Debates and controversies
Proponents stress card sorting as a straightforward, cost-effective way to ground design decisions in real user behavior and language. Critics, however, point to limits that managers should consider:
- Representativeness vs practicality: Small or self-selected samples may not capture the full range of user needs, which can lead to a taxonomy that serves a narrow audience rather than the broader user base. Proponents counter by emphasizing targeted samples tied to product goals and by triangulating with analytics and other methods. See sampling (statistics) and analytics.
- Qualitative signals vs quantitative certainty: Card sorts provide rich qualitative insights into how people think, but they do not guarantee generalizable results. Teams often combine card sorting with larger-scale testing, such as A/B testing and tree testing, to validate structure in practice. See qualitative research and quantitative research.

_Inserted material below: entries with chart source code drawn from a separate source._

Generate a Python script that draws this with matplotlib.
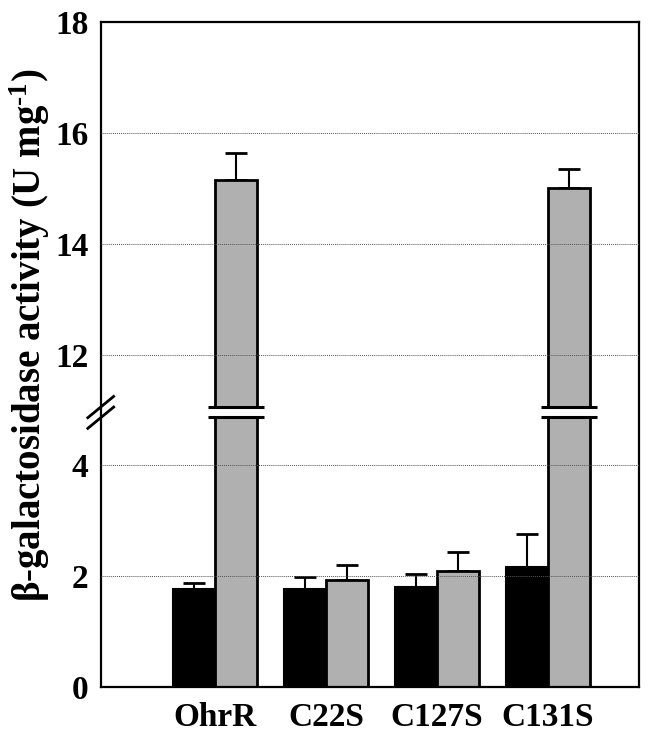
import numpy as np
import matplotlib
matplotlib.use('Agg')
import matplotlib.pyplot as plt

# data
strains = ['OhrR', 'C22S', 'C127S', 'C131S']
black_vals = [1.77, 1.77, 1.80, 2.17]
black_err = [0.11, 0.22, 0.24, 0.60]
gray_vals = [15.15, 1.93, 2.10, 15.00]
gray_err = [0.48, 0.28, 0.33, 0.35]
y_ticks = [0, 2, 4, 12, 14, 16, 18]
grid_levels = [2, 4, 12, 14, 16]

# broken axis: 0-5 then 11-18
low_top, high_bot = 5.0, 11.0
gap = high_bot - low_top

def fwd(y):
    y = np.asarray(y, dtype=float)
    return np.where(y <= low_top, y, np.where(y < high_bot, low_top, y - gap))

def inv(y):
    y = np.asarray(y, dtype=float)
    return np.where(y <= low_top, y, y + gap)

plt.rcParams['font.family'] = ['Liberation Serif', 'DejaVu Serif']
plt.rcParams['font.weight'] = 'bold'
plt.rcParams['mathtext.fontset'] = 'custom'
plt.rcParams['mathtext.rm'] = 'Liberation Serif:bold'
plt.rcParams['mathtext.default'] = 'rm'

fig = plt.figure(figsize=(6.5, 7.34), dpi=100)
ax = fig.add_axes([0.155, 0.064, 0.828, 0.906])
ax.set_yscale('function', functions=(fwd, inv))

x = np.arange(len(strains))
w = 0.38
gray_col = '#b0b0b0'

ax.bar(x - w / 2, black_vals, w, color='black', edgecolor='black', linewidth=1.5, zorder=2)
ax.bar(x + w / 2, gray_vals, w, color=gray_col, edgecolor='black', linewidth=2, zorder=2)
ax.errorbar(x - w / 2, black_vals, yerr=[np.zeros(4), black_err], fmt='none',
            ecolor='black', elinewidth=1.5, capsize=8, capthick=2, zorder=1)
ax.errorbar(x + w / 2, gray_vals, yerr=[np.zeros(4), gray_err], fmt='none',
            ecolor='black', elinewidth=1.5, capsize=8, capthick=2, zorder=1)

for g in grid_levels:
    ax.axhline(g, color='#555555', linestyle=(0, (1, 1)), linewidth=0.7, zorder=3)

# break marks on the tall bars
for xi, v in zip(x + w / 2, gray_vals):
    if v > high_bot:
        x0, x1 = xi - w / 2 - 0.065, xi + w / 2 + 0.065
        ax.fill_between([x0, x1], 4.88, 11.06, color='white', zorder=4, linewidth=0)
        ax.plot([x0, x1], [4.88, 4.88], color='black', lw=2.2, zorder=5, solid_capstyle='butt')
        ax.plot([x0, x1], [11.06, 11.06], color='black', lw=2.2, zorder=5, solid_capstyle='butt')

ax.set_xlim(-1.03, 3.82)
ax.set_ylim(0, 18)
ax.set_yticks(y_ticks)
ax.set_yticklabels([str(t) for t in y_ticks])
ax.set_xticks(x)
ax.set_xticklabels(strains)
ax.tick_params(axis='both', length=0, labelsize=24)
ax.tick_params(axis='y', pad=9)
ax.tick_params(axis='x', pad=11)
for s in ax.spines.values():
    s.set_linewidth(1.6)

# axis break "//" on the left spine
for yc in [0.405, 0.421]:
    ax.plot([-0.024, 0.024], [yc - 0.016, yc + 0.016], transform=ax.transAxes,
            color='black', lw=2, clip_on=False, zorder=6)

fig.text(0.046, 0.543, r'β-galactosidase activity (U mg$^{\text{-1}}$)',
         rotation=90, ha='center', va='center', fontsize=28, fontweight='bold')

fig.savefig('out.png', dpi=100)
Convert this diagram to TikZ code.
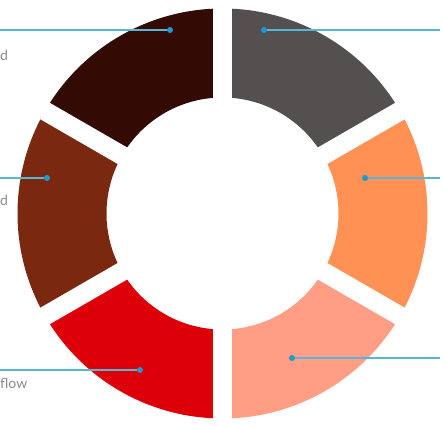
\documentclass[tikz,border=0pt]{standalone}
\usepackage{fontspec}
\setmainfont{Lato}
\usepackage{xcolor}
\usetikzlibrary{calc}
\definecolor{segtl}{HTML}{330A04}
\definecolor{segl}{HTML}{7A2910}
\definecolor{segbl}{HTML}{DE0009}
\definecolor{segbr}{HTML}{FF9D85}
\definecolor{segr}{HTML}{FF9155}
\definecolor{segtr}{HTML}{545050}
\definecolor{leadline}{HTML}{55B6D9}
\definecolor{leaddot}{HTML}{1C9ACA}
\definecolor{labelgray}{HTML}{8A8A8A}
\tikzset{
  gap/.style  ={draw=white, line width=19pt},
  lead/.style ={draw=leadline, line width=1.2pt},
  pin/.style  ={circle, fill=leaddot, inner sep=0pt, minimum size=6pt},
  lbl/.style  ={anchor=base west, inner sep=0pt, text=labelgray, font=\fontsize{14}{16}\selectfont},
}

\begin{document}
\begin{tikzpicture}[x=1pt, y=1pt]
    \useasboundingbox (0,0) rectangle (445,426);
    \coordinate (ctr) at (222.5,212.5);

    % ring segments
    \fill[segtr] ($(ctr)+(30:205)$) arc[start angle=30, end angle=90, radius=205]
        -- ($(ctr)+(90:116)$) arc[start angle=90, end angle=30, radius=116] -- cycle;
    \fill[segr] ($(ctr)+(-30:205)$) arc[start angle=-30, end angle=30, radius=205]
        -- ($(ctr)+(30:116)$) arc[start angle=30, end angle=-30, radius=116] -- cycle;
    \fill[segbr] ($(ctr)+(-90:205)$) arc[start angle=-90, end angle=-30, radius=205]
        -- ($(ctr)+(-30:116)$) arc[start angle=-30, end angle=-90, radius=116] -- cycle;
    \fill[segbl] ($(ctr)+(-150:205)$) arc[start angle=-150, end angle=-90, radius=205]
        -- ($(ctr)+(-90:116)$) arc[start angle=-90, end angle=-150, radius=116] -- cycle;
    \fill[segl] ($(ctr)+(150:205)$) arc[start angle=150, end angle=210, radius=205]
        -- ($(ctr)+(210:116)$) arc[start angle=210, end angle=150, radius=116] -- cycle;
    \fill[segtl] ($(ctr)+(90:205)$) arc[start angle=90, end angle=150, radius=205]
        -- ($(ctr)+(150:116)$) arc[start angle=150, end angle=90, radius=116] -- cycle;

    % gaps between segments
    \draw[gap] (ctr) -- ++(90:215);
    \draw[gap] (ctr) -- ++(30:215);
    \draw[gap] (ctr) -- ++(-30:215);
    \draw[gap] (ctr) -- ++(-90:215);
    \draw[gap] (ctr) -- ++(-150:215);
    \draw[gap] (ctr) -- ++(150:215);

    % callout ends
    \coordinate (tlend) at (0,396);
    \coordinate (lend)  at (0,248);
    \coordinate (blend) at (0,56);
    \coordinate (trend) at (440,396);
    \coordinate (rend)  at (440,248);
    \coordinate (brend) at (440,68);

    \node[pin] (tlpin) at (170,396) {};
    \node[pin] (lpin)  at (47,248) {};
    \node[pin] (blpin) at (140,56) {};
    \node[pin] (trpin) at (264,396) {};
    \node[pin] (rpin)  at (365,248) {};
    \node[pin] (brpin) at (292,68) {};

    \draw[lead] (tlend) -- (tlpin);
    \draw[lead] (lend) -- (lpin);
    \draw[lead] (blend) -- (blpin);
    \draw[lead] (trpin) -- (trend);
    \draw[lead] (rpin) -- (rend);
    \draw[lead] (brpin) -- (brend);

    % labels (cut at the left edge)
    \node[lbl] (tllbl) at (0,365) {d};
    \node[lbl] (llbl)  at (0,220) {d};
    \node[lbl] (bllbl) at (0,37) {flow};
\end{tikzpicture}
\end{document}
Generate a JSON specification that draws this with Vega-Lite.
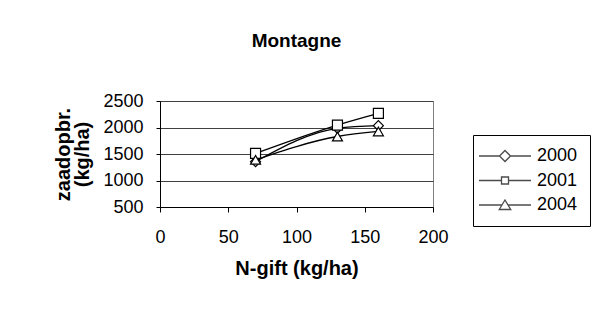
{
  "$schema": "https://vega.github.io/schema/vega-lite/v6.json",
  "width": 273,
  "height": 106,
  "autosize": {"type": "none"},
  "padding": {"left": 160, "top": 101, "right": 159, "bottom": 107},
  "background": "white",
  "title": {"text": "Montagne", "font": "Liberation Sans", "fontSize": 19, "fontWeight": "bold", "color": "black", "anchor": "middle", "offset": 41},
  "config": {
    "view": {"stroke": "#808080", "strokeWidth": 1},
    "axis": {"labelFont": "Liberation Sans", "labelFontSize": 18, "labelColor": "black", "titleFont": "Liberation Sans", "titleFontSize": 20, "titleFontWeight": "bold", "titleColor": "black", "domainColor": "black", "tickColor": "black"}
  },
  "data": {"values": [
    {"year": "2000", "n": 70, "y": 1355},
    {"year": "2000", "n": 130, "y": 1985},
    {"year": "2000", "n": 160, "y": 2035},
    {"year": "2001", "n": 70, "y": 1510},
    {"year": "2001", "n": 130, "y": 2045},
    {"year": "2001", "n": 160, "y": 2265},
    {"year": "2004", "n": 70, "y": 1390},
    {"year": "2004", "n": 130, "y": 1830},
    {"year": "2004", "n": 160, "y": 1925}
  ]},
  "encoding": {
    "x": {"field": "n", "type": "quantitative", "scale": {"domain": [0, 200], "nice": false, "zero": false},
      "axis": {"values": [0, 50, 100, 150, 200], "format": "d", "grid": false, "tickSize": 5, "labelPadding": 16, "title": "N-gift (kg/ha)", "titlePadding": 12, "labelFlush": false}},
    "y": {"field": "y", "type": "quantitative", "scale": {"domain": [500, 2500], "nice": false, "zero": false},
      "axis": {"values": [500, 1000, 1500, 2000, 2500], "format": "d", "grid": true, "gridColor": "#404040", "tickSize": 4, "labelPadding": 13, "title": ["zaadopbr.", "(kg/ha)"], "titlePadding": 10, "titleLineHeight": 19}}
  },
  "resolve": {"scale": {"shape": "independent"}},
  "layer": [
    {"mark": {"type": "line", "color": "black", "strokeWidth": 1.3, "interpolate": "monotone"},
     "encoding": {"detail": {"field": "year"}}},
    {"mark": {"type": "point", "filled": true, "fill": "white", "stroke": "black", "strokeWidth": 1.2, "size": 100, "opacity": 1},
     "encoding": {"shape": {"field": "year", "type": "nominal", "scale": {"range": ["diamond", "square", "triangle-up"]}, "legend": null}}},
    {"transform": [{"filter": "datum.n < 0"}],
     "mark": {"type": "point", "filled": false, "color": "black", "strokeWidth": 1, "size": 100},
     "encoding": {"shape": {"field": "year", "type": "nominal",
       "scale": {"domain": ["2000", "2001", "2004"], "range": [
         "M-5.2,0H-1.1M1.1,0H5.2M0,-1.1L1.1,0L0,1.1L-1.1,0Z",
         "M-5.2,0H-0.7M0.7,0H5.2M-0.7,-0.7H0.7V0.7H-0.7Z",
         "M-5.2,0H-0.6M0.6,0H5.2M0,-1L1.15,0.9H-1.15Z"
       ]},
       "legend": {"title": null, "orient": "none", "legendX": 313, "legendY": 34, "padding": 12, "strokeColor": "black", "fillColor": "white",
         "symbolSize": 100, "symbolFillColor": "white", "symbolStrokeColor": "black", "symbolStrokeWidth": 1.3,
         "symbolOffset": 11, "labelOffset": 23, "rowPadding": 6.5, "labelFont": "Liberation Sans", "labelFontSize": 18, "labelColor": "black",
         "encode": {"symbols": {"update": {"stroke": {"value": "black"}, "fill": {"value": "white"}, "strokeWidth": {"value": 1.3}, "opacity": {"value": 1}}}}}}}}
  ]
}
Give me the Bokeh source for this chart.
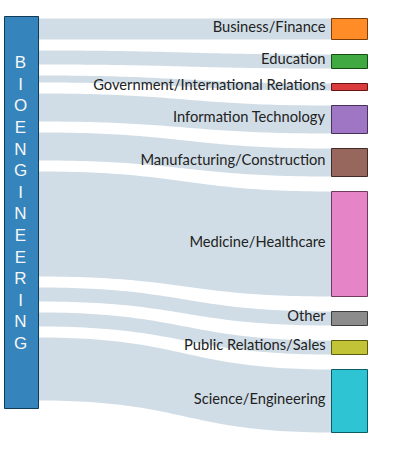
import numpy as np
from bokeh.plotting import figure
from bokeh.models import Range1d
from bokeh.embed import file_html
from bokeh.resources import INLINE
from bokeh.core.properties import value

# ---- data ----
source_name = "BIOENGINEERING"
targets = ["Business/Finance", "Education", "Government/International Relations",
           "Information Technology", "Manufacturing/Construction", "Medicine/Healthcare",
           "Other", "Public Relations/Sales", "Science/Engineering"]
counts = [3, 2, 1, 4, 4, 15, 2, 2, 9]
target_colors = ["#ff7f0e", "#2ca02c", "#d62728", "#9467bd", "#8c564b",
                 "#e377c2", "#7f7f7f", "#bcbd22", "#17becf"]
source_color = "#1f77b4"

# ---- layout parameters (pixels) ----
W, H = 387, 444
PAGE_X0, PAGE_Y0 = 0, 0
K = 7.0
RIGHT_TOP, RIGHT_GAP = 18.0, 15.0
LEFT_TOP, LEFT_GAP = 18.0, 11.0
LEFT_X0, LEFT_X1 = 4.0, 38.0
RIGHT_X0, RIGHT_X1 = 331.0, 367.0
NODE_TOP, NODE_BOT = 16.0, 408.0
LINK_COLOR = "#d1dde6"


def darker(hexc, f=0.49):
    h = hexc.lstrip("#")
    r, g, b = (int(h[i:i + 2], 16) for i in (0, 2, 4))
    return "#%02x%02x%02x" % (int(r * f), int(g * f), int(b * f))


p = figure(width=W, height=H, output_backend="svg", toolbar_location=None,
           x_range=Range1d(PAGE_X0, PAGE_X0 + W), y_range=Range1d(PAGE_Y0 + H, PAGE_Y0),
           min_border=0, outline_line_color=None, background_fill_color="white")
p.axis.visible = False
p.grid.visible = False

# stacking
hs = [c * K for c in counts]
r_tops, l_tops = [], []
ry, ly = RIGHT_TOP, LEFT_TOP
for h in hs:
    r_tops.append(ry)
    l_tops.append(ly)
    ry += h + RIGHT_GAP
    ly += h + LEFT_GAP

t = np.linspace(0, 1, 60)


def bez(x0, y0, x1, y1):
    xm = (x0 + x1) / 2
    xs = (1 - t) ** 3 * x0 + 3 * (1 - t) ** 2 * t * xm + 3 * (1 - t) * t ** 2 * xm + t ** 3 * x1
    ys = (1 - t) ** 3 * y0 + 3 * (1 - t) ** 2 * t * y0 + 3 * (1 - t) * t ** 2 * y1 + t ** 3 * y1
    return xs, ys

px, py = [], []
for h, lt, rt in zip(hs, l_tops, r_tops):
    x_top, y_top = bez(LEFT_X1, lt, RIGHT_X0, rt)
    x_bot, y_bot = bez(LEFT_X1, lt + h, RIGHT_X0, rt + h)
    px.append(list(x_top) + list(x_bot[::-1]))
    py.append(list(y_top) + list(y_bot[::-1]))
p.patches(px, py, fill_color=LINK_COLOR, line_color=None)

# nodes
p.quad(left=[LEFT_X0], right=[LEFT_X1], top=[NODE_TOP], bottom=[NODE_BOT],
       fill_color=source_color, fill_alpha=0.9, line_color=darker(source_color), line_width=1)
p.quad(left=[RIGHT_X0] * len(hs), right=[RIGHT_X1] * len(hs), top=r_tops,
       bottom=[rt + h for rt, h in zip(r_tops, hs)],
       fill_color=target_colors, fill_alpha=0.9,
       line_color=[darker(c) for c in target_colors], line_width=1)

# labels
p.text(x=[RIGHT_X0 - 6] * len(hs), y=[rt + h / 2 - 3.5 for rt, h in zip(r_tops, hs)], text=targets,
       text_align="right", text_baseline="middle", text_font=value("Lato"),
       text_font_size="14.7px", text_color="#222222")

letters = list(source_name)
spacing = 21.6
mid = (NODE_TOP + NODE_BOT) / 2 - 9.5
ys = [mid + (i - (len(letters) - 1) / 2) * spacing for i in range(len(letters))]
p.text(x=[(LEFT_X0 + LEFT_X1) / 2 - 1] * len(letters), y=ys, text=letters,
       text_align="center", text_baseline="middle", text_font=value("Liberation Sans"),
       text_font_size="17px", text_color="#f4f7fa")

open("out.html", "w").write(file_html(p, INLINE))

- Labeling and cultural bias: The language used in card labels can reflect the dominant group’s perspective, potentially alienating minority users or failing to capture divergent mental models. Responsible practice seeks broader recruitment, clear labeling, and ongoing testing across diverse user segments. See bias and diversity and inclusion.
- Overfitting the structure to user preferences: There is a balance between reflecting user expectations and meeting business constraints, branding, and content strategy. Critics argue that a purely user-led taxonomy may neglect strategic priorities, while defenders say a strong user model reduces friction and downstream costs. See design governance.
- Methodology vs outcome: Some critique card sorting as a blunt instrument for complex systems. In response, many teams use card sorts as part of a mixed-methods approach, combining with heuristic evaluation or usability testing to cover different angles. See heuristics and usability evaluation.
From a practical, results-focused standpoint, the approach can be seen as a way to codify tacit knowledge into a repeatable process, producing a blueprint that can be implemented across multiple platforms. Critics of methods that privilege user input alone argue that business strategy, branding, and competitive positioning also shape successful product structures, and that the best outcomes come from integrating user insight with fiscal discipline and go-to-market realities. See business ethics and competitive analysis.
In debates around the broader design culture, some critics contend that overemphasis on user-driven categorization may sideline professional expertise and engineering constraints. Supporters contend that grounding structure in real user expectations reduces risk and creates durable navigation that scales with product growth. The middle ground often calls for a disciplined, transparent process, explicit criteria for decisions, and the use of multiple methods to cross-check findings. See design thinking and risk management.
Woke-style critiques, which argue that design processes should consciously reflect social equity and representation in every decision, are sometimes cited in discussions of card sorting. From a practical, business-facing perspective, proponents argue that card sorting is a tool for clarity and efficiency, and that concerns about representation should be addressed through broad recruitment, inclusive language, and independent auditing rather than allowing identity politics to derail usability. They emphasize that the ultimate goal is a navigable product that serves the broadest customer base effectively, while respecting deadlines and budgets. See diversity and inclusion and ethics in design.